4. **Calculate the final spinning speed (Angular Velocity, ω_final):**
The big idea is that the total "twisting push effect" equals the "spinning resistance" multiplied by the change in spinning speed.
* Total Angular Impulse = I_C * (ω_final - ω_initial)
* We know it starts from rest, so ω_initial = 0.
* 64 N·m·s = 1.66875 kg·m^2 * (ω_final - 0)
* 64 = 1.66875 * ω_final
* ω_final = 64 / 1.66875 ≈ 38.3579 rad/s.
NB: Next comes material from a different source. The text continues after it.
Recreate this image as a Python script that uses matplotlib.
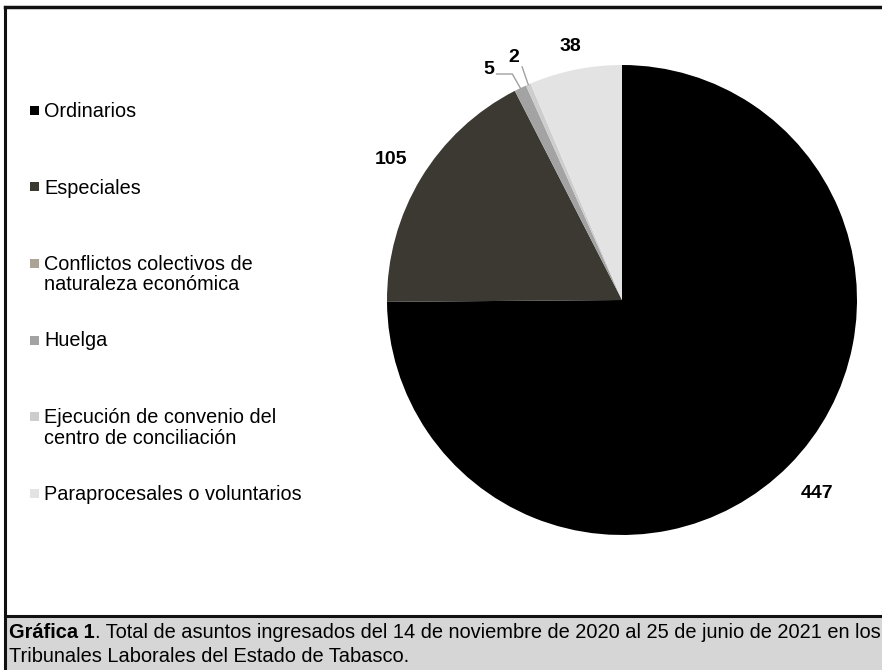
import numpy as np
import matplotlib.pyplot as plt
from matplotlib.patches import Rectangle
from matplotlib.lines import Line2D

plt.rcParams['font.family'] = ['Liberation Sans', 'DejaVu Sans']

# ==================== datos ====================
categorias = ['Ordinarios',
              'Especiales',
              'Conflictos colectivos de\nnaturaleza económica',
              'Huelga',
              'Ejecución de convenio del\ncentro de conciliación',
              'Paraprocesales o voluntarios']
asuntos = [447, 105, 0, 5, 2, 38]
colores = ['#000000', '#3c3933', '#aaa396', '#a3a3a3', '#cdcdcd', '#e3e3e3']

W, H = 882, 670
fig = plt.figure(figsize=(W / 100, H / 100), dpi=100)


def fx(px):
    return px / W


def fy(py):
    return 1 - py / H


# ==================== pastel ====================
cx, cy, r = 622, 300, 235
ax = fig.add_axes([fx(cx - r), fy(cy + r), 2 * r / W, 2 * r / H])
wedges, _ = ax.pie(asuntos, colors=colores, startangle=90, counterclock=False,
                   radius=1, wedgeprops=dict(linewidth=0))
ax.set_xlim(-1, 1)
ax.set_ylim(-1, 1)

dist = {447: 1.17, 105: 1.15, 38: 1.10}
for w, v in zip(wedges, asuntos):
    if v == 0:
        continue
    ang = np.deg2rad((w.theta1 + w.theta2) / 2)
    ex, ey = np.cos(ang), np.sin(ang)
    if v in dist:
        ax.text(dist[v] * ex, dist[v] * ey, str(v), ha='center', va='center',
                fontsize=14, fontweight='bold')
    elif v == 5:
        bx, by = ex - 0.034, ey + 0.06
        ax.plot([ex, bx, bx - 0.067], [ey, by, by], color='#a0a0a0', lw=1)
        ax.text(bx - 0.075, by + 0.02, str(v), ha='right', va='center',
                fontsize=14, fontweight='bold')
    else:
        bx, by = ex - 0.026, ey + 0.075
        ax.plot([ex, bx], [ey, by], color='#a0a0a0', lw=1)
        ax.text(bx - 0.035, by + 0.005, str(v), ha='center', va='bottom',
                fontsize=14, fontweight='bold')

# ==================== leyenda ====================
for i, (cat, col) in enumerate(zip(categorias, colores)):
    top = 102 + 76.5 * i
    fig.text(fx(44), fy(top), cat, ha='left', va='top', fontsize=14.3,
             linespacing=1.1)
    fig.add_artist(Rectangle((fx(30), fy(top + 13)), 9 / W, 9 / H,
                             transform=fig.transFigure, fc=col, ec='none'))

# ==================== marco y pie de gráfica ====================
fig.add_artist(Rectangle((fx(5), 0), 1, fy(616), transform=fig.transFigure,
                         fc='#d6d6d6', ec='none'))
fig.add_artist(Line2D([fx(5), 1], [fy(616), fy(616)], color='#111111', lw=2.2))
fig.add_artist(Line2D([fx(5), 1], [fy(7), fy(7)], color='#111111', lw=2.5))
fig.add_artist(Line2D([fx(5), fx(5)], [fy(7), 0], color='#111111', lw=2.2))

t1 = fig.text(fx(9), fy(633), 'Gráfica 1', ha='left', va='center',
              fontsize=14.4, fontweight='bold')
fig.canvas.draw()
bb = t1.get_window_extent()
fig.text(bb.x1 / W, fy(633),
         '. Total de asuntos ingresados del 14 de noviembre de 2020 al 25 de junio de 2021 en los',
         ha='left', va='center', fontsize=14.4)
fig.text(fx(9), fy(657), 'Tribunales Laborales del Estado de Tabasco.',
         ha='left', va='center', fontsize=14.4)

fig.savefig('out.png', dpi=100)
Rounding to one decimal place, the angular velocity is 38.4 rad/s.

Alternative answer

Answer: The angular velocity of the gear at t=4s is approximately 68.27 rad/s. Explain
This is a question about how a spinning object (a gear) speeds up when a twisting force (torque) is applied to it. We need to figure out its "moment of inertia" and how the twisting force changes over time to find its final spinning speed. The main ideas here are:
1. **Moment of Inertia (I):** This is like the gear's resistance to spinning or stopping. The bigger the 'I', the harder it is to change its spin. We calculate it using its mass and how its mass is spread out (radius of gyration).
2. **Torque (M):** This is the twisting force that makes something rotate. It's calculated by multiplying the force by the distance from the center of rotation.
3. **Angular Acceleration (α):** This is how quickly the spinning speed changes. It's related to torque and moment of inertia.
4. **Angular Velocity (ω):** This is how fast the gear is spinning. If the acceleration changes over time, we need to add up all the small changes in speed. The solving step is:

1. **First, let's figure out how hard it is to spin the gear (its Moment of Inertia, 'I'):**
The gear has a mass (m) of 30 kg.
Its "radius of gyration" (k_o) is 125 mm. We need to change millimeters to meters: 125 mm = 0.125 m.
We calculate 'I' like this: I = m * k_o²
I = 30 kg * (0.125 m)²
I = 30 kg * 0.015625 m²
I = 0.46875 kg·m²

2. **Next, let's find the twisting force (Torque, 'M') applied to the gear:**
The force 'P' is given as (20t) N, which means it gets stronger as time 't' goes on.
The force is applied at the outer edge of the gear, which has a radius (R) of 200 mm. Let's change this to meters: 200 mm = 0.2 m.
Torque 'M' is calculated by multiplying the force by the radius: M = P * R
M = (20t N) * (0.2 m)
M = (4t) N·m

3. **Now, we figure out how quickly the gear's spin changes (Angular Acceleration, 'α'):**
The torque causes the gear to accelerate its spin. We find 'α' by dividing the torque by the moment of inertia: α = M / I.
α = (4t N·m) / (0.46875 kg·m²)

4. **Finally, let's find the gear's spinning speed (Angular Velocity, 'ω') at 4 seconds:**
Since the gear starts from rest (ω = 0) and its acceleration changes over time, we need to add up all the tiny increases in speed from t=0 to t=4 seconds. This is like finding the total effect of the acceleration.
We can think of it as finding the total change in speed:
ω = (total effect of α from t=0 to t=4)
We're adding up 'α' over time. The math way to do this is called integration.
ω = ∫ α dt from 0 to 4 seconds
ω = ∫ (4t / 0.46875) dt from 0 to 4
We can take the constant part out: ω = (1 / 0.46875) * ∫ 4t dt from 0 to 4.
When we "sum up" 4t, it becomes 2t².
So, ω = (1 / 0.46875) * [2t²] evaluated from t=0 to t=4.
Plug in t=4 and t=0:
ω = (1 / 0.46875) * [(2 * 4²) - (2 * 0²)]
ω = (1 / 0.46875) * [(2 * 16) - 0]
ω = (1 / 0.46875) * 32
ω = 32 / 0.46875
ω ≈ 68.2666... radians per second.

Rounding to two decimal places, the angular velocity is about 68.27 rad/s.